Technology breakthroughs have given Europe a lead in lithographic technology with Dutch firm ASML a year ahead in extreme ultra-violet (EUV) machines.
The company also sees a way to extend the reach of its current 193nm with immersion lithography tools to semiconductor geometries of 32nm and possibly smaller.
At the MEDEA+ 2005 Forum in Barcelona last week, it was stated that breakthroughs in increasing the source power for EUV machines have transformed the prospects for early adoption of the technology.
“Last year the source power was 2W, enough to throughput two wafers an hour,” ASML’s Anton Van Dijsseldonk, told Electronics Weekly, “now the source power is 20W which is enough for 20 wafers per hour.”

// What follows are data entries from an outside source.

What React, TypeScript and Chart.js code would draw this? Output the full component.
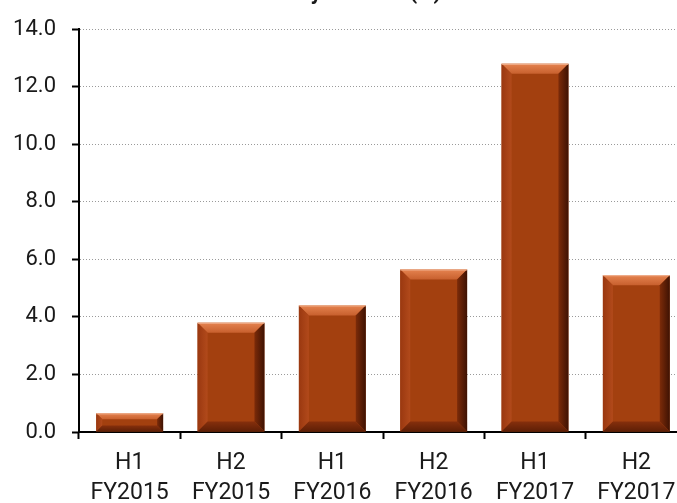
import React, { useEffect, useRef } from "react";
import { Chart, registerables } from "chart.js";

Chart.register(...registerables);

const categories: string[][] = [
  ["H1", "FY2015"],
  ["H2", "FY2015"],
  ["H1", "FY2016"],
  ["H2", "FY2016"],
  ["H1", "FY2017"],
  ["H2", "FY2017"],
];
const values: number[] = [0.65, 3.8, 4.4, 5.65, 12.8, 5.45];
const titleText = "Payout ratio (%)";
const yMin = 0;
const yMax = 14;
const yStep = 2;

const FONT = "Roboto, 'Liberation Sans', sans-serif";

const bevelPlugin = {
  id: "bevel",
  afterDatasetsDraw(chart: any) {
    const ctx: CanvasRenderingContext2D = chart.ctx;
    const meta = chart.getDatasetMeta(0);
    meta.data.forEach((el: any) => {
      const { x, y, base, width } = el.getProps(["x", "y", "base", "width"], true);
      const l = x - width / 2;
      const r = x + width / 2;
      const t = Math.min(y, base);
      const b = Math.max(y, base);
      const h = b - t;
      const bv = Math.min(10, h * 0.33, width * 0.2);
      ctx.save();
      // top bevel
      let g = ctx.createLinearGradient(0, t, 0, t + bv);
      g.addColorStop(0, "#E58350");
      g.addColorStop(1, "#C8602E");
      ctx.fillStyle = g;
      ctx.beginPath();
      ctx.moveTo(l, t);
      ctx.lineTo(r, t);
      ctx.lineTo(r - bv, t + bv);
      ctx.lineTo(l + bv, t + bv);
      ctx.closePath();
      ctx.fill();
      // left bevel
      g = ctx.createLinearGradient(l, 0, l + bv, 0);
      g.addColorStop(0, "#9A3810");
      g.addColorStop(1, "#B24A1B");
      ctx.fillStyle = g;
      ctx.beginPath();
      ctx.moveTo(l, t);
      ctx.lineTo(l + bv, t + bv);
      ctx.lineTo(l + bv, b - bv);
      ctx.lineTo(l, b);
      ctx.closePath();
      ctx.fill();
      // right bevel
      g = ctx.createLinearGradient(r - bv, 0, r, 0);
      g.addColorStop(0, "#7C2B09");
      g.addColorStop(1, "#3E1203");
      ctx.fillStyle = g;
      ctx.beginPath();
      ctx.moveTo(r, t);
      ctx.lineTo(r - bv, t + bv);
      ctx.lineTo(r - bv, b - bv);
      ctx.lineTo(r, b);
      ctx.closePath();
      ctx.fill();
      // bottom bevel
      g = ctx.createLinearGradient(0, b - bv, 0, b);
      g.addColorStop(0, "#862F0C");
      g.addColorStop(1, "#5E1F06");
      ctx.fillStyle = g;
      ctx.beginPath();
      ctx.moveTo(l, b);
      ctx.lineTo(r, b);
      ctx.lineTo(r - bv, b - bv);
      ctx.lineTo(l + bv, b - bv);
      ctx.closePath();
      ctx.fill();
      // light top edge
      ctx.strokeStyle = "rgba(245,190,160,0.9)";
      ctx.lineWidth = 1;
      ctx.beginPath();
      ctx.moveTo(l, t + 0.5);
      ctx.lineTo(r, t + 0.5);
      ctx.stroke();
      ctx.restore();
    });
  },
};

const cutTitlePlugin = {
  id: "cutTitle",
  afterDraw(chart: any) {
    const ctx: CanvasRenderingContext2D = chart.ctx;
    const area = chart.chartArea;
    ctx.save();
    ctx.font = `bold 22px ${FONT}`;
    ctx.fillStyle = "#1a1a1a";
    ctx.textAlign = "center";
    ctx.textBaseline = "alphabetic";
    ctx.fillText(titleText, (area.left + area.right) / 2 - 20, -1.5);
    ctx.restore();
  },
};

export default function App() {
  const canvasRef = useRef<HTMLCanvasElement | null>(null);

  useEffect(() => {
    if (!canvasRef.current) return;
    const chart = new Chart(canvasRef.current, {
      type: "bar",
      data: {
        labels: categories,
        datasets: [
          {
            data: values,
            backgroundColor: "#A3400F",
            borderWidth: 0,
            barPercentage: 0.66,
            categoryPercentage: 1,
          },
        ],
      },
      options: {
        animation: false,
        responsive: true,
        maintainAspectRatio: false,
        layout: { padding: { top: 25, right: 1, bottom: 0, left: 0 } },
        plugins: {
          legend: { display: false },
          title: { display: false },
          tooltip: { enabled: false },
        },
        scales: {
          x: {
            offset: true,
            grid: {
              display: true,
              offset: true,
              drawOnChartArea: false,
              tickLength: 7,
              tickColor: "#000",
              tickWidth: 2,
            },
            border: { display: true, color: "#000", width: 2 },
            ticks: {
              color: "#1a1a1a",
              padding: 9,
              maxRotation: 0,
              autoSkip: false,
              font: { family: FONT, size: 23, lineHeight: 1.3 },
            },
            afterFit: (scale: any) => {
              scale.height = 80;
            },
          },
          y: {
            min: yMin,
            max: yMax,
            ticks: {
              stepSize: yStep,
              color: "#1a1a1a",
              padding: 16,
              font: { family: FONT, size: 22 },
              callback: (v: any) => Number(v).toFixed(1),
            },
            grid: {
              color: "#9a9a9a",
              lineWidth: 1,
              tickLength: 7,
              tickColor: "#000",
              tickWidth: 2,
              tickBorderDash: [],
            },
            border: { display: true, color: "#000", width: 2, dash: [1, 2] },
            afterFit: (scale: any) => {
              scale.width = 79;
            },
          },
        },
      },
      plugins: [bevelPlugin, cutTitlePlugin],
    });
    return () => chart.destroy();
  }, []);

  return (
    <div
      style={{
        position: "fixed",
        left: 0,
        top: 0,
        width: 677,
        height: 503,
        overflow: "hidden",
        background: "#fff",
      }}
    >
      <div style={{ position: "absolute", left: 0, top: 0, width: 688, height: 512 }}>
        <canvas ref={canvasRef} />
      </div>
    </div>
  );
}
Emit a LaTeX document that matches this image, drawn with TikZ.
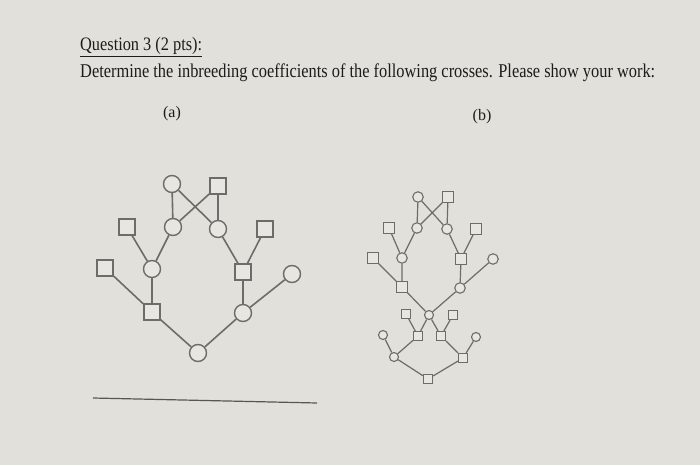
\documentclass[tikz,border=0pt]{standalone}
\usepackage{fontspec}
\setmainfont{Liberation Serif}
\usepackage{graphicx}
\definecolor{bg}{RGB}{226,224,218}
\definecolor{nodefill}{RGB}{232,230,225}
\definecolor{pedline}{RGB}{108,108,106}
\definecolor{ink}{RGB}{28,28,28}
\begin{document}
\begin{tikzpicture}[x=1pt,y=-1pt,
  sqA/.style={rectangle,draw=pedline,fill=nodefill,minimum size=16pt,inner sep=0pt,line width=1.4pt},
  ciA/.style={circle,draw=pedline,fill=nodefill,minimum size=17pt,inner sep=0pt,line width=1.4pt},
  sqB/.style={rectangle,draw=pedline,fill=nodefill,minimum size=10.5pt,inner sep=0pt,line width=1.1pt},
  ciB/.style={circle,draw=pedline,fill=nodefill,minimum size=10.5pt,inner sep=0pt,line width=1.1pt},
  sqC/.style={rectangle,draw=pedline,fill=nodefill,minimum size=9pt,inner sep=0pt,line width=1.1pt},
  ciC/.style={circle,draw=pedline,fill=nodefill,minimum size=9pt,inner sep=0pt,line width=1.1pt},
  edA/.style={draw=pedline,line width=1.6pt},
  edB/.style={draw=pedline,line width=1.2pt},
  txt/.style={inner sep=0pt,text=ink,anchor=base west}]
\fill[bg] (0,0) rectangle (700,465);
\useasboundingbox (0,0) rectangle (700,465);

% header text
\node[txt] (q) at (80,51) {\fontsize{19}{21}\selectfont\resizebox{122pt}{\height}{\underline{Question 3 (2 pts):}}};
\node[txt] (d) at (80,78) {\fontsize{19.5}{21}\selectfont\resizebox{575pt}{\height}{Determine the inbreeding coefficients of the following crosses. Please show your work:}};
\node[inner sep=0pt,text=ink] (la) at (172,114) {\fontsize{16}{18}\selectfont (a)};
\node[inner sep=0pt,text=ink] (lb) at (482,117) {\fontsize{16}{18}\selectfont (b)};

% pedigree (a)
\node[ciA] (a1) at (172,184) {};
\node[sqA] (a2) at (218,186) {};
\node[ciA] (a3) at (173,227) {};
\node[ciA] (a4) at (218,229) {};
\node[sqA] (a5) at (127,227) {};
\node[sqA] (a6) at (265,229) {};
\node[ciA] (a7) at (152,269) {};
\node[sqA] (a8) at (243,272) {};
\node[sqA] (a9) at (105,268) {};
\node[ciA] (a10) at (292,274) {};
\node[sqA] (a11) at (152,312) {};
\node[ciA] (a12) at (243,313) {};
\node[ciA] (a13) at (198,353) {};
\path[edA] (a1)--(a3) (a1)--(a4) (a2)--(a3) (a2)--(a4)
  (a5)--(a7) (a3)--(a7) (a7)--(a11) (a9)--(a11)
  (a4)--(a8) (a6)--(a8) (a8)--(a12) (a10)--(a12)
  (a11)--(a13) (a12)--(a13);

% pedigree (b)
\node[ciB] (b1) at (418,197) {};
\node[sqB] (b2) at (448,197) {};
\node[ciB] (b3) at (417,228) {};
\node[ciB] (b4) at (447,229) {};
\node[sqB] (b5) at (389,228) {};
\node[sqB] (b6) at (476,229) {};
\node[ciB] (b7) at (402,258) {};
\node[sqB] (b8) at (461,259) {};
\node[sqB] (b9) at (373,258) {};
\node[ciB] (b10) at (493,259) {};
\node[sqB] (b11) at (402,287) {};
\node[ciB] (b12) at (460,288) {};
\node[ciC] (b13) at (429,315) {};
\node[sqC] (b14) at (406,314) {};
\node[sqC] (b15) at (453,315) {};
\node[sqC] (b16) at (418,336) {};
\node[sqC] (b17) at (441,336) {};
\node[ciC] (b18) at (383,335) {};
\node[ciC] (b19) at (476,337) {};
\node[ciC] (b20) at (394,357) {};
\node[sqC] (b21) at (463,358) {};
\node[sqC] (b22) at (428,379) {};
\path[edB] (b1)--(b3) (b1)--(b4) (b2)--(b3) (b2)--(b4)
  (b5)--(b7) (b3)--(b7) (b7)--(b11) (b9)--(b11)
  (b4)--(b8) (b6)--(b8) (b8)--(b12) (b10)--(b12)
  (b11)--(b13) (b12)--(b13)
  (b13)--(b16) (b13)--(b17) (b14)--(b16) (b15)--(b17)
  (b16)--(b20) (b18)--(b20) (b17)--(b21) (b19)--(b21)
  (b20)--(b22) (b21)--(b22);

% answer line
\coordinate (l1) at (93,398);
\coordinate (l2) at (317,403);
\draw[draw=pedline!80!black,line width=1.2pt] (l1)--(l2);
\end{tikzpicture}
\end{document}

That has encouraged ASML to target 2009 for using EUV in full production. In 2009, the firm expects the market for EUV tools to be worth $1bn a year, supporting 18,000 high technology jobs in Europe.
In the first half of 2006, it will ship two full-field prototype tools, one to IMEC, the other to the US R&D cluster at Albany, New York. Closest rival Nikon is targeting 2007 for its first shipment of an EUV prototype tool to a customer.
Next year’s ASML EUV prototypes will be capable of 45nm processing. Competing with EUV will be the current 193nm immersion lithography tools which, according to ASML CEO Eric Meurice, should be capable of going down to 32nm processing, and may go lower.
“To get to 22nm using 193nm plus immersion would require the invention of a liquid with a refractive index greater than 1.6 [the index ratio of water] but no one has yet found this fluid,” said Meurice.
ASML reckons developing EUV will cost it $500m, but the price of a production tool in 2009 will be no more than that suggested by the historical price growth trend in lithographic tools which currently cost around $20m.